Decide on the type of order you want to place:
- Market Order: Buy immediately at the current price.
- Limit Order: Buy only at a specified price or lower.
- Stop Order: Buy once the stock reaches a certain price.
Specify the number of shares you want to purchase. Alphabet's stock price is relatively high, so you might want to consider buying fractional shares if your broker offers this option.
Ultimately, whether you choose to place a market or limit order will depend on your investment strategy, risk tolerance, and goals. It's important to understand each type of order's risks and potential benefits before placing an order and to consider factors such as the current market conditions and the volatility of the stock you are interested in.
Monitor Your Investment Regularly and Set a Stop-loss
Monitoring your investments allows you to stay informed about the performance of your portfolio and make any necessary adjustments to your strategy. Setting a stop-loss order can help you limit your losses by automatically selling a stock if it falls below a certain price.
While it's important to keep an eye on your investments, it's also crucial to avoid overreacting to short-term fluctuations in the market. Remember that the stock market can be volatile, and it's not uncommon for stocks to experience short-term dips before rebounding. Setting a stop-loss and sticking to your investment strategy can help minimise your risk and stay on track to achieve your long-term goals.

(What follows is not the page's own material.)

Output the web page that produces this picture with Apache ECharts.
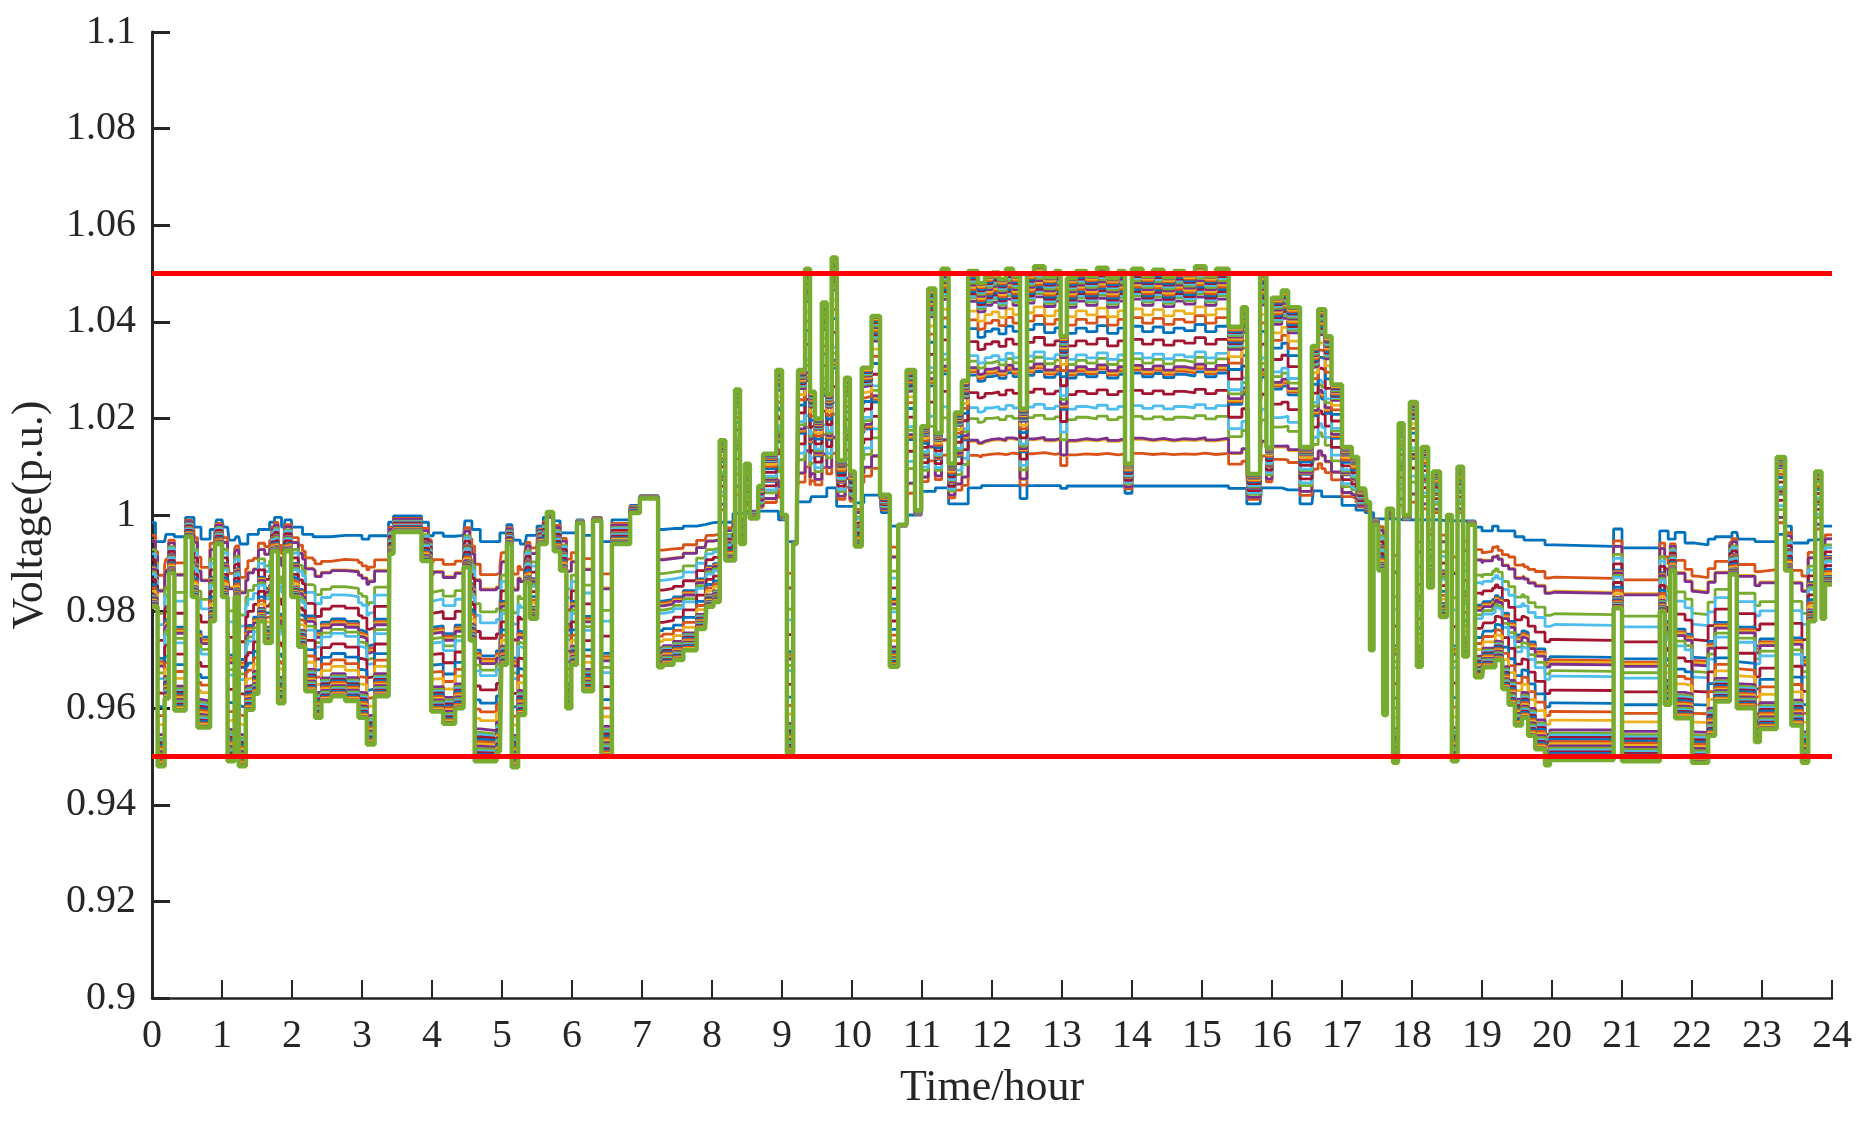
<!DOCTYPE html>
<html>
<head>
<meta charset="utf-8">
<script src="https://cdn.jsdelivr.net/npm/echarts@6/dist/echarts.min.js"></script>
<style>html,body{margin:0;padding:0;background:#fff;}#chart{width:1869px;height:1122px;}</style>
</head>
<body>
<div id="chart"></div>
<script>
// ---- data (step segments: start hour, voltage p.u.) ----
const lastBusTime = [
 0.00,0.08,0.18,0.24,0.32,0.48,0.57,0.65,0.83,0.90,1.00,1.08,1.18,1.24,1.34,1.45,1.52,1.61,1.71,1.80,
 1.89,1.99,2.09,2.19,2.33,2.42,2.57,2.76,2.95,3.07,3.18,3.39,3.45,3.85,3.99,4.16,4.33,4.45,4.54,4.61,
 4.92,4.99,5.07,5.14,5.23,5.33,5.40,5.52,5.64,5.74,5.83,5.92,5.99,6.07,6.16,6.30,6.42,6.57,6.83,6.97,
 7.23,7.30,7.45,7.59,7.78,7.92,8.02,8.11,8.19,8.33,8.40,8.47,8.54,8.66,8.73,8.92,9.00,9.07,9.16,9.23,
 9.33,9.40,9.47,9.57,9.64,9.71,9.80,9.90,9.97,10.04,10.14,10.28,10.40,10.54,10.66,10.78,10.90,10.99,11.09,11.19,
 11.28,11.38,11.47,11.57,11.66,11.80,11.90,12.00,12.10,12.20,12.30,12.40,12.50,12.60,12.75,12.90,12.98,13.07,13.20,13.35,
 13.50,13.65,13.80,13.90,14.00,14.15,14.30,14.45,14.60,14.75,14.90,15.05,15.20,15.38,15.57,15.66,15.83,15.92,16.00,16.14,
 16.23,16.40,16.57,16.66,16.76,16.85,17.00,17.14,17.23,17.35,17.40,17.45,17.52,17.59,17.64,17.73,17.81,17.88,17.97,18.07,
 18.14,18.23,18.30,18.40,18.50,18.57,18.65,18.73,18.80,18.90,19.02,19.19,19.29,19.38,19.47,19.57,19.66,19.76,19.90,19.97,
 20.88,21.00,21.54,21.61,21.69,21.76,22.00,22.23,22.33,22.54,22.64,22.90,22.97,23.21,23.33,23.42,23.57,23.66,23.76,23.85,
 23.90,24.00
];
const lastBusV = [
 0.981,0.948,0.962,0.988,0.9595,0.9955,0.983,0.956,0.978,0.994,0.983,0.949,0.983,0.948,0.9597,0.963,0.978,0.9735,0.9925,0.961,
 0.9925,0.983,0.9727,0.9635,0.958,0.9615,0.9625,0.9615,0.958,0.9525,0.9625,0.992,0.9965,0.9905,0.9593,0.9568,0.960,0.9892,0.974,0.949,
 0.951,0.969,0.994,0.9478,0.9586,0.986,0.9785,0.994,1.0006,0.9925,0.9885,0.960,0.969,0.9983,0.9635,0.9988,0.950,0.994,1.0004,1.0034,
 0.9685,0.969,0.970,0.972,0.9764,0.981,0.982,1.0155,0.9906,1.026,0.994,1.0106,0.9993,1.006,1.0127,1.030,1.000,0.9507,0.994,1.030,
 1.051,1.0255,1.020,1.044,1.025,1.0533,1.0113,1.0284,1.009,0.9935,1.0305,1.0412,1.0042,0.9686,0.998,1.030,1.001,1.0184,1.0469,1.017,
 1.051,1.0106,1.0212,1.0278,1.0505,1.048,1.0495,1.0502,1.0488,1.0510,1.0495,1.022,1.0500,1.0515,1.0492,1.0505,1.037,1.049,1.0505,1.0495,
 1.0512,1.0490,1.0505,1.0106,1.0510,1.0495,1.0508,1.0492,1.0505,1.0498,1.0515,1.0495,1.0510,1.039,1.043,1.0085,1.0497,1.014,1.045,1.0465,
 1.043,1.0141,1.035,1.0426,1.037,1.027,1.0141,1.012,1.0055,1.0027,0.972,0.998,0.9885,0.9586,1.0013,0.9487,1.019,1.000,1.0234,0.9686,
 1.0141,0.985,1.009,0.9789,1.000,0.949,1.010,0.9707,0.998,0.9664,0.9685,0.970,0.964,0.9607,0.9564,0.958,0.9543,0.9515,0.9482,0.9493,
 0.9807,0.949,0.980,0.9607,0.9885,0.9579,0.9487,0.9543,0.9614,0.9877,0.960,0.953,0.9557,1.012,0.9885,0.9564,0.9487,0.978,1.009,0.9785,
 0.9856,0.9856
];
const firstBusTime = [
 0.00,0.05,0.20,0.32,0.48,0.60,0.70,0.83,0.92,1.02,1.10,1.20,1.26,1.37,1.52,1.68,1.75,1.85,1.90,2.00,
 2.15,2.30,2.55,3.00,3.10,3.38,3.45,3.85,3.95,4.02,4.16,4.33,4.47,4.57,4.69,4.97,5.07,5.16,5.26,5.35,
 5.50,5.59,5.73,5.83,6.07,6.16,6.30,6.42,6.57,6.83,6.97,7.23,7.30,7.59,7.78,7.90,8.02,8.30,8.50,8.95,
 9.07,9.21,9.42,9.64,9.78,10.05,10.17,10.42,10.54,10.80,10.99,11.19,11.38,11.66,11.85,12.40,12.50,12.98,13.07,13.90,
 14.00,15.38,15.64,15.85,16.14,16.40,16.59,16.71,17.00,17.20,17.33,17.45,17.80,18.40,18.90,19.00,19.15,19.23,19.47,19.60,
 19.90,20.04,20.88,21.00,21.54,21.66,21.76,21.90,22.04,22.23,22.33,22.57,22.66,22.90,23.21,23.33,23.42,23.66,23.76,23.85,
 24.00
];
const firstBusV = [
 0.9984,0.9945,0.996,0.9955,0.9995,0.9975,0.995,0.997,0.999,0.9975,0.9948,0.9955,0.994,0.996,0.997,0.9985,0.9995,0.9975,0.999,0.9975,
 0.996,0.9955,0.9958,0.995,0.9957,0.9985,0.9998,0.9985,0.9957,0.9963,0.9956,0.9958,0.9988,0.997,0.9945,0.9963,0.998,0.9948,0.994,0.9958,
 0.9977,0.9995,0.9988,0.9963,0.999,0.9958,0.9995,0.9945,0.999,1.002,1.004,0.997,0.9972,0.9977,0.998,0.9984,0.9985,1.0003,1.0008,0.999,
 0.9945,1.0027,1.0038,1.0056,1.0018,1.0025,1.0041,1.0005,0.9977,1.000,1.0049,1.0056,1.0023,1.0056,1.0061,1.0034,1.0061,1.0055,1.006,1.0045,
 1.006,1.0055,1.0023,1.0056,1.0052,1.0023,1.005,1.0038,1.002,1.001,1.0005,0.9992,0.999,0.9988,0.9975,0.9967,0.9977,0.9967,0.9955,0.9948,
 0.9938,0.9935,0.9971,0.9932,0.9967,0.995,0.9964,0.9942,0.9938,0.995,0.9955,0.9964,0.995,0.9945,0.996,0.9977,0.9942,0.9948,0.995,0.9977,
 0.9977
];
// relative depth of each of the 33 bus curves between the first (0) and last (1) bus, read from the plateaus
const busDepth = [
 0,0.15,0.215,0.22,0.32,0.37,0.44,0.52,0.535,0.545,0.555,0.585,0.61,0.675,0.735,0.775,0.815,
 0.86,0.875,0.885,0.895,0.905,0.915,0.925,0.935,0.945,0.955,0.963,0.97,0.978,0.985,0.993,1.0
];
const voltageLimits = [0.95, 1.05];
const xTicks = {min: 0, max: 24, interval: 1};
const yTicks = {min: 0.9, max: 1.1, interval: 0.02};
const palette = ['#0072BD','#D95319','#EDB120','#7E2F8E','#77AC30','#4DBEEE','#A2142F'];

// ---- build series ----
function holdAt(times, vals, t) {
  let v = vals[0];
  for (let i = 0; i < times.length; i++) { if (times[i] <= t + 1e-9) v = vals[i]; else break; }
  return v;
}
const grid = Array.from(new Set(lastBusTime.concat(firstBusTime))).sort((a, b) => a - b);
const gLast = grid.map(t => holdAt(lastBusTime, lastBusV, t));
const gFirst = grid.map(t => holdAt(firstBusTime, firstBusV, t));

const series = busDepth.map((w, k) => ({
  type: 'line',
  step: 'end',
  showSymbol: false,
  silent: true,
  animation: false,
  data: grid.map((t, i) => [t, gFirst[i] + (gLast[i] - gFirst[i]) * w]),
  lineStyle: {color: palette[k % 7], width: k === busDepth.length - 1 ? 4.5 : 2.8},
  itemStyle: {color: palette[k % 7]},
  z: 2 + k
}));
voltageLimits.forEach(lim => series.push({
  type: 'line', showSymbol: false, silent: true, animation: false,
  data: [[xTicks.min, lim], [xTicks.max, lim]],
  lineStyle: {color: '#FF0000', width: 5}, z: 100
}));

const font = 'Liberation Serif';
const axisColor = '#262626';
const chart = echarts.init(document.getElementById('chart'));
chart.setOption({
  backgroundColor: '#ffffff',
  animation: false,
  grid: {left: 152, right: 37, top: 32, bottom: 124},
  xAxis: {
    type: 'value', min: xTicks.min, max: xTicks.max, interval: xTicks.interval,
    name: 'Time/hour', nameLocation: 'middle', nameGap: 68,
    nameTextStyle: {fontFamily: font, fontSize: 44, color: axisColor},
    axisLine: {onZero: false, lineStyle: {color: axisColor, width: 2.5}},
    axisTick: {inside: true, length: 18, lineStyle: {color: axisColor, width: 2}},
    axisLabel: {fontFamily: font, fontSize: 40, color: axisColor, margin: 18},
    splitLine: {show: false}
  },
  yAxis: {
    type: 'value', min: yTicks.min, max: yTicks.max, interval: yTicks.interval,
    name: 'Voltage(p.u.)', nameLocation: 'middle', nameGap: 100, nameRotate: 90,
    nameTextStyle: {fontFamily: font, fontSize: 44, color: axisColor},
    axisLine: {onZero: false, lineStyle: {color: axisColor, width: 3}},
    axisTick: {inside: true, length: 18, lineStyle: {color: axisColor, width: 3}},
    axisLabel: {fontFamily: font, fontSize: 40, color: axisColor, margin: 16,
      formatter: v => String(parseFloat(v.toFixed(2)))},
    splitLine: {show: false}
  },
  series: series
});
</script>
</body>
</html>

Additionally, regularly reviewing your investment strategy is a good idea to ensure it's still aligned with your goals and risk tolerance. As your circumstances and priorities change, you may need to adjust your strategy to ensure that your investments continue to meet your needs. By staying informed, being proactive, and making thoughtful decisions, you can ensure that your assets work as hard for you as possible.